Bathtime is a chore for dog owners, even when pups are cooperative and relatively calm during the process.
So you may be wondering if you should be giving more baths than you do, or how to do it effectively so you don’t need to do it as often. Here are a few tips on how (and how often) to approach this task.
DO: Wash your dog at least once a month to ensure they aren’t overtaken by dirt, odors and matting. That can be sufficient for animals with shorter, straighter coats (think labs, pit bulls and chihuahuas) while those with soft or wiry fur like poodles, yorkies and schnauzer require more attention and may need a bath every week or two. Other factors to consider include how much your dog enjoys dirt-digging and mud puddles likes and any allergies to grass or other environmental triggers.
DON’T: Bathe your dog more than once a week unless advised to by a veterinarian. Shampoos and soaps strip can strip dogs’ skin and hair of natural oils, leaving dry skin and damaged fur behind.

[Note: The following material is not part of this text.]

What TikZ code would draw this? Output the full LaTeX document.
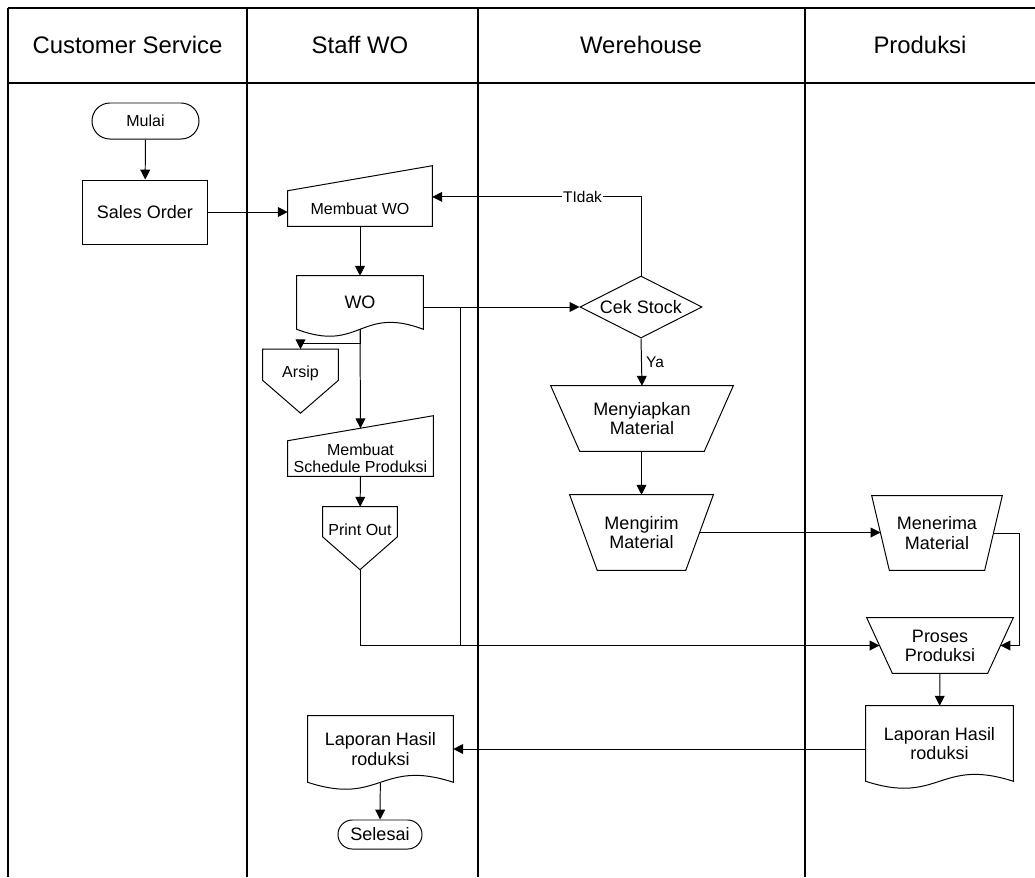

DO: Use shampoo or soap formulated for dogs, not people. Even baby shampoo is more likely to dehydrate and irritate your pooch’s skin because our skin is naturally more acidic than theirs. Pantene or Head & Shoulders can be OK every once in a while if you have nothing more appropriate, but don’t let it become a habit.

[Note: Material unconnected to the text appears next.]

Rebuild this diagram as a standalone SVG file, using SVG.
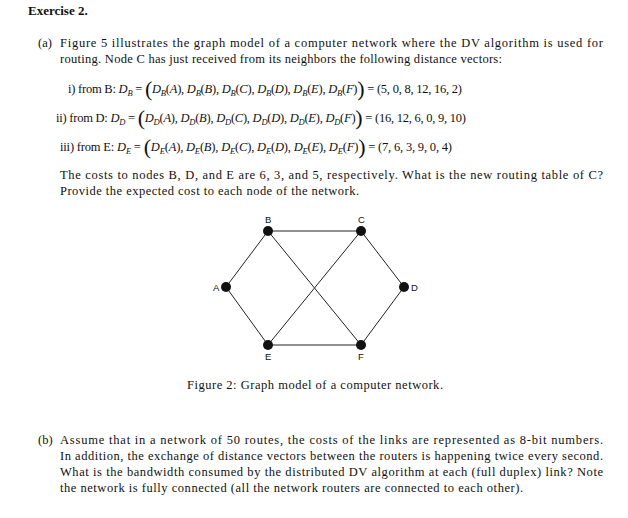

DON’T: Use dog shampoo past its expiration date – ingredients degrade over time, rendering them less effective or potentially becoming an irritant.
DO: Use lukewarm water for your pet’s bath, roughly 80 to 90 degrees.
DON’T: Stick zealously to this rule if your pet seems to prefer something a little cooler or warmer.
DO: Stay as chipper and reassuring as possible if your dog doesn’t love bathtime, and use distractions like a “lick pad” full of peanut butter or favorite toys to keep them as happy as possible. Keep treats handy to reward good behavior, too!
DON’T: Let your own negative feelings about these baths affect how you treat your pet or get angry when your dog is less than obedient – this will just create more frustration.
DO: Pat your dog dry with a thick bath towel or towels to soak up as much moisture as you can. Then let the fur air-dry, but don’t let your dog outside until they’re completely dry to minimize their ability to undo all the work you’ve just done.
DON’T: Use a hair dryer if they’re at all startled or scared by all of the noise. And if you do, keep the nozzle at least two inches away from their fur and keep it moving rather than let it point at a particular spot, which can lead to irritation or even burns.
DO: Examine your dog for any unusual bumps, scratches or other forms of skin irritation which might be easier to spot through wet, slicked-down hair than their normal fluff.
DON”T: Avoid taking your dog to a professional groomer when you can afford to. It saves you time and groomers are trained to look for telltale signs of skin irritation or possible health issues.